“Salvei o euro [juntamente com a minha equipa], em 2010, e Portugal sabe bem disso, porque comprei títulos de dívida portuguesa na altura, quando houve uma especulação devastadora” contra Portugal, a Grécia e a Irlanda, afirmou o antigo presidente do BCE em entrevista à Lusa, à margem da conferência “O euro 20 anos depois: a estreia, o presente e as aspirações para o futuro”, que decorreu no Museu do Dinheiro, em Lisboa, na sexta-feira.
Naquela altura, Portugal era um dos países da zona euro que estava na mira dos mercados financeiros, com os juros das obrigações portuguesas a registar máximos históricos, reflexo do risco percecionado em relação ao país.
Em novembro de 2010, os juros da dívida portuguesa a 10 anos superaram os 7% no mercado secundário, um máximo histórico, e o nível a partir do qual o então ministro das Finanças, Teixeira dos Santos, tinha apontado, numa entrevista ao Expresso, como a barreira com a qual se começava a colocar a hipótese de recorrer ao resgate do fundo europeu e do Fundo Monetário Internacional (FMI).
Em abril de 2011, Portugal pediu ajuda financeira externa.
Na entrevista à agência Lusa, o antigo presidente do BCE recordou que, na altura, “o mercado de Nova Iorque estava convencido de que o euro iria desaparecer e que a zona euro seria desmantelada”.
“Tivemos de lidar com a grande crise desencadeada pela falência do Lehman Brothers nos Estados Unidos e tomar uma série de decisões extraordinárias”, que passaram pela compra de obrigações do Tesouro de Portugal, da Grécia e da Irlanda, recordou o economista francês, adiantando que foram, naquela altura, “decisões muito ousadas” e “muito criticadas”.
Trichet respondia quando questionado sobre os oito anos do mandato do seu sucessor, Mario Draghi, considerado por muitos o ‘salvador do euro’ pelo conjunto de medidas que tomou, e que cedeu lugar na liderança do BCE a Christine Lagarde, que tomou posse em 01 de novembro.
O antigo presidente do BCE disse que “vê uma grande continuidade nos esforços” empreendidos por si e por Draghi “para manter o empreendimento histórico do euro e da Europa no seu conjunto”. “Porque o euro está na vanguarda da construção europeia”, disse.

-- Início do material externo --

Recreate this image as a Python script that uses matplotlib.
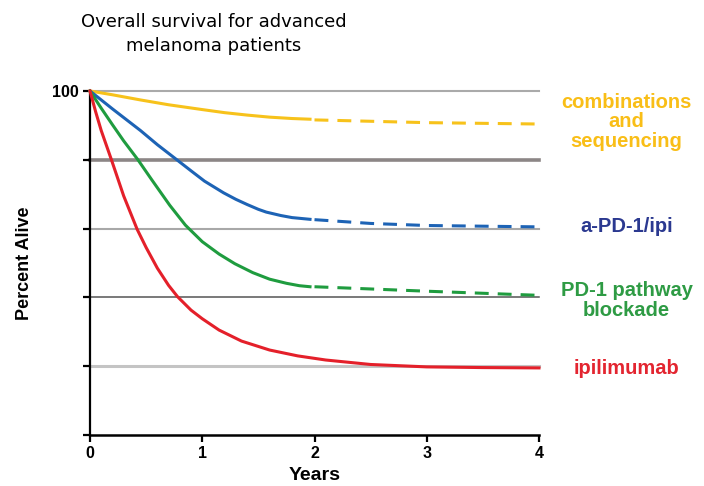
import numpy as np
import matplotlib
matplotlib.use('Agg')
import matplotlib.pyplot as plt

plt.rcParams['font.family'] = ['Liberation Sans', 'DejaVu Sans']
plt.rcParams['lines.scale_dashes'] = False

yel_x = [0, 0.2, 0.45, 0.7, 1.0, 1.2, 1.4, 1.6, 1.8, 1.96]
yel_y = [100, 98.9, 97.4, 96.0, 94.6, 93.7, 93.0, 92.4, 92.0, 91.8]
yel_dx = [2.0, 3.0, 4.0]
yel_dy = [91.6, 90.8, 90.4]

blu_x = [0, 0.2, 0.45, 0.6, 0.77, 0.9, 1.02, 1.19, 1.3, 1.4, 1.5, 1.57, 1.7, 1.8, 1.96]
blu_y = [100, 94.8, 88.5, 84.4, 80.1, 76.8, 73.8, 70.4, 68.5, 67.0, 65.6, 64.8, 63.8, 63.2, 62.7]
blu_dx = [2.0, 2.5, 3.0, 4.0]
blu_dy = [62.6, 61.5, 60.9, 60.5]

grn_x = [0, 0.1, 0.2, 0.3, 0.425, 0.55, 0.71, 0.85, 1.0, 1.15, 1.29, 1.45, 1.6, 1.75, 1.865, 1.96]
grn_y = [100, 95.0, 90.2, 85.5, 80.1, 74.2, 66.8, 61.0, 56.2, 52.6, 49.8, 47.2, 45.3, 44.1, 43.4, 43.1]
grn_dx = [2.0, 3.0, 4.0]
grn_dy = [43.1, 41.8, 40.6]

red_x = [0, 0.05, 0.1, 0.19, 0.3, 0.42, 0.5, 0.6, 0.7, 0.78, 0.9, 1.0, 1.15, 1.35, 1.6,
         1.85, 2.1, 2.5, 3.0, 3.5, 4.0]
red_y = [100, 94.0, 88.5, 80.1, 69.5, 59.8, 54.5, 48.5, 43.5, 40.2, 36.3, 33.8, 30.5, 27.3, 24.7,
         23.0, 21.8, 20.5, 19.8, 19.6, 19.5]

labels = ['combinations\nand\nsequencing', 'a-PD-1/ipi', 'PD-1 pathway\nblockade', 'ipilimumab']
label_y = [91.0, 60.5, 39.2, 19.2]

grid_y = [100, 80, 60, 40, 20]
grid_c = ['#aaaaaa', '#8c8686', '#a8a8a8', '#555555', '#c4c4c4']
grid_w = [1.5, 2.6, 1.5, 1.1, 2.2]

fig = plt.figure(figsize=(7.04, 4.86), dpi=100)
ax = fig.add_axes([90/704, 51/486, 449/704, 344/486])

for gy, gc, gw in zip(grid_y, grid_c, grid_w):
    ax.plot([0, 4], [gy, gy], color=gc, lw=gw, zorder=1, clip_on=False)

lw = 2.2
dash = (10, 6.5)
ax.plot(yel_x, yel_y, color='#f7c21b', lw=lw, zorder=3, clip_on=False)
ax.plot(yel_dx, yel_dy, color='#f7c21b', lw=lw, dashes=dash, zorder=3, clip_on=False)
ax.plot(blu_x, blu_y, color='#1d63b5', lw=lw, zorder=3, clip_on=False)
ax.plot(blu_dx, blu_dy, color='#1d63b5', lw=lw, dashes=dash, zorder=3, clip_on=False)
ax.plot(grn_x, grn_y, color='#1f9c3f', lw=lw, zorder=3, clip_on=False)
ax.plot(grn_dx, grn_dy, color='#1f9c3f', lw=lw, dashes=dash, zorder=3, clip_on=False)
ax.plot(red_x, red_y, color='#e4202a', lw=lw, zorder=3, clip_on=False)

label_c = ['#f9be17', '#2b3990', '#2e9b44', '#e32530']
for lab, ly, lc in zip(labels, label_y, label_c):
    ax.text(4.78, ly, lab, color=lc, fontsize=14.5, fontweight='bold',
            ha='center', va='center', multialignment='center',
            linespacing=1.05, clip_on=False)

ax.set_xlim(0, 4)
ax.set_ylim(0, 100)
ax.set_xticks([0, 1, 2, 3, 4])
ax.set_xticklabels(['0', '1', '2', '3', '4'], fontweight='bold', fontsize=11.5)
ax.set_yticks([0, 20, 40, 60, 80, 100])
ax.set_yticklabels(['', '', '', '', '', '100'], fontweight='bold', fontsize=11.5)
ax.tick_params(axis='both', direction='out', length=5, width=1.6, color='black', pad=3)
for s in ['top', 'right']:
    ax.spines[s].set_visible(False)
ax.spines['left'].set_linewidth(1.6)
ax.spines['bottom'].set_linewidth(1.8)

ax.set_xlabel('Years', fontsize=14, fontweight='bold', labelpad=4)
ax.set_ylabel('Percent Alive', fontsize=13, fontweight='bold', labelpad=14)

fig.text(0.304, 0.93, 'Overall survival for advanced\nmelanoma patients',
         family='DejaVu Sans', fontsize=13,
         ha='center', va='center', multialignment='center', linespacing=1.4)

fig.savefig('out.png', dpi=100)
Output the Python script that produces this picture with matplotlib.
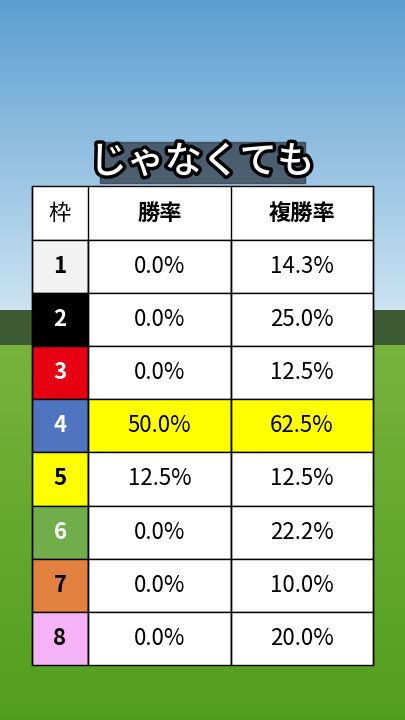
import numpy as np
import matplotlib
matplotlib.use("Agg")
import matplotlib.pyplot as plt
import matplotlib.patheffects as pe
from matplotlib.patches import Rectangle

plt.rcParams['font.family'] = ['Noto Sans CJK JP', 'DejaVu Sans']

title = "じゃなくても"
headers = ["枠", "勝率", "複勝率"]
waku = ["1", "2", "3", "4", "5", "6", "7", "8"]
win_rate = [0.0, 0.0, 0.0, 50.0, 12.5, 0.0, 0.0, 0.0]
place_rate = [14.3, 25.0, 12.5, 62.5, 12.5, 22.2, 10.0, 20.0]
waku_colors = ["#f2f2f2", "#000000", "#e60012", "#4f74c0", "#ffff00",
               "#72ad4c", "#e2803f", "#f5b3f5"]
waku_text = ["black", "white", "white", "white", "black", "white", "black", "black"]
highlight = [False, False, False, True, False, False, False, False]

fig = plt.figure(figsize=(4.05, 7.2), dpi=100)
ax = fig.add_axes([0, 0, 1, 1])
ax.set_xlim(0, 405)
ax.set_ylim(720, 0)
ax.axis("off")

# background: sky, treeline, grass
h = 720
bg = np.zeros((h, 1, 3))
for y in range(h):
    if y < 310:
        t = y / 310
        bg[y, 0] = (1 - t) * np.array([0.36, 0.62, 0.82]) + t * np.array([0.80, 0.89, 0.95])
    elif y < 345:
        bg[y, 0] = [0.24, 0.36, 0.20]
    else:
        t = (y - 345) / (h - 345)
        bg[y, 0] = (1 - t) * np.array([0.47, 0.70, 0.24]) + t * np.array([0.32, 0.62, 0.12])
ax.imshow(bg, extent=(0, 405, 720, 0), aspect="auto", zorder=0)

# title
ax.add_patch(Rectangle((100, 142), 205, 41, color="#2a3440", alpha=0.7, zorder=1))
ax.text(202, 162, title, fontsize=27, color="white", ha="center", va="center",
        fontweight="medium", zorder=2,
        path_effects=[pe.withStroke(linewidth=5, foreground="black")])

# table
x_edges = [32, 88, 231, 373]
y0, hh, rh = 186, 54, 53.1
ax.add_patch(Rectangle((32, y0), 341, hh, facecolor="white", edgecolor="black", lw=1, zorder=3))
for j, txt in enumerate(headers):
    ax.text((x_edges[j] + x_edges[j + 1]) / 2, y0 + hh / 2, txt, fontsize=16,
            ha="center", va="center", zorder=5,
            fontweight="normal" if j == 0 else "bold")
for i in range(len(waku)):
    top = y0 + hh + i * rh
    for j in range(3):
        if j == 0:
            fc = waku_colors[i]
        else:
            fc = "#ffff00" if highlight[i] else "white"
        ax.add_patch(Rectangle((x_edges[j], top), x_edges[j + 1] - x_edges[j], rh,
                               facecolor=fc, edgecolor="black", lw=1, zorder=3))
    cy = top + rh / 2
    ax.text(60, cy, waku[i], fontsize=16, fontweight="bold", color=waku_text[i],
            ha="center", va="center", zorder=5)
    ax.text(159.5, cy, f"{win_rate[i]:.1f}%", fontsize=16, ha="center", va="center", zorder=5)
    ax.text(302, cy, f"{place_rate[i]:.1f}%", fontsize=16, ha="center", va="center", zorder=5)
for j in range(4):
    ax.plot([x_edges[j]] * 2, [y0, y0 + hh + 8 * rh], color="black", lw=1, zorder=4)

fig.savefig("out.png", dpi=100)
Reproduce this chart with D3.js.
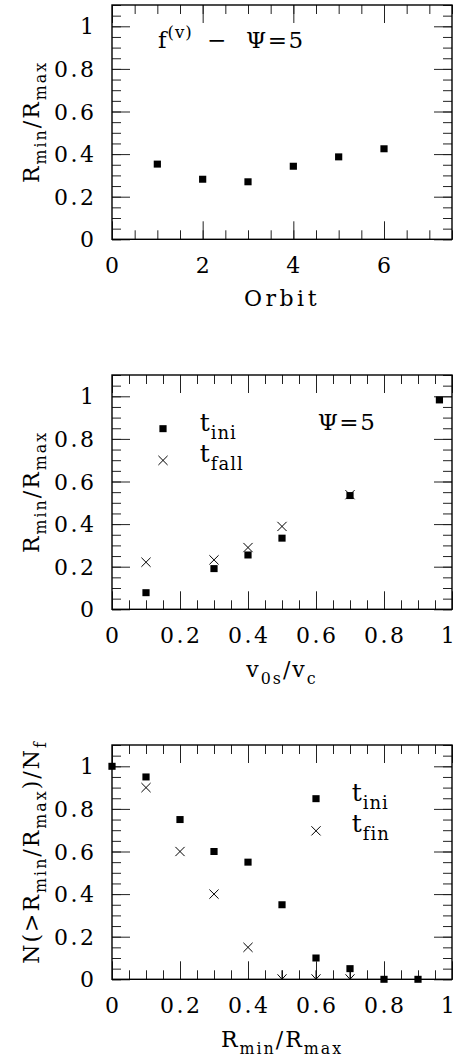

Questionado sobre se Draghi deixou uma herança pesada a Christine Lagarde, perante as divergências no seio do BCE sobre as medidas de estímulo à economia da zona euro, Trichet considerou que “não”.
“Na altura em que eu era presidente do BCE tive a demissão de dois colegas que não estavam satisfeitos com as decisões que tomámos”, recordou, acrescentando que “é normal nem todos os membros do Conselho de Governadores estarem de acordo” e que é algo que acontece “em todos os bancos centrais”.
“É muito frequente haver diferentes pontos de vista na Reserva Federal ou no Banco de Inglaterra ou no Banco do Japão”, acrescentou, frisando que, apesar do presidente do BCE ser aquele que “apresenta as decisões a todos os cidadãos, aos mercados e à opinião pública”, tendo, por isso, maior visibilidade, as decisões são tomadas pela maioria dos membros do conselho de governadores.
Sobre a nova presidente do BCE, Christine Lagarde, o economista francês sublinhou que “a continuidade é muito importante”.
“Tenho a certeza que Christine Lagarde manterá a continuidade das decisões que foram tomadas no tempo de Mario Draghi, da mesma forma que existiu uma continuidade entre o meu mandato e o de Draghi”, defendeu.
Questionado sobre se acredita que Lagarde conseguirá aquilo que nem ele nem Mario Draghi conseguiram — convencer os governos da zona euro de que é preciso atuarem a favor da economia da zona euro e não apenas o BCE –, Trichet manifestou-se convicto de que existe um consenso nesse sentido, que inclui Lagarde.
O antigo presidente do BCE disse ser “óbvio” que o banco central não pode ser a única entidade sempre disponível para agir, mas que “também é óbvio que não é fácil para os outros parceiros, incluindo governos, deputados e outros poderes executivos tomar decisões neste domínio”.
Jean-Claude Trichet foi o segundo presidente do BCE, entre 2003 e 2011, depois do holandês Wim Duisenberg, que foi o primeiro presidente da instituição, e é atualmente presidente do Conselho de Administração do Bruegel, um ‘think tank’ europeu especializado em economia.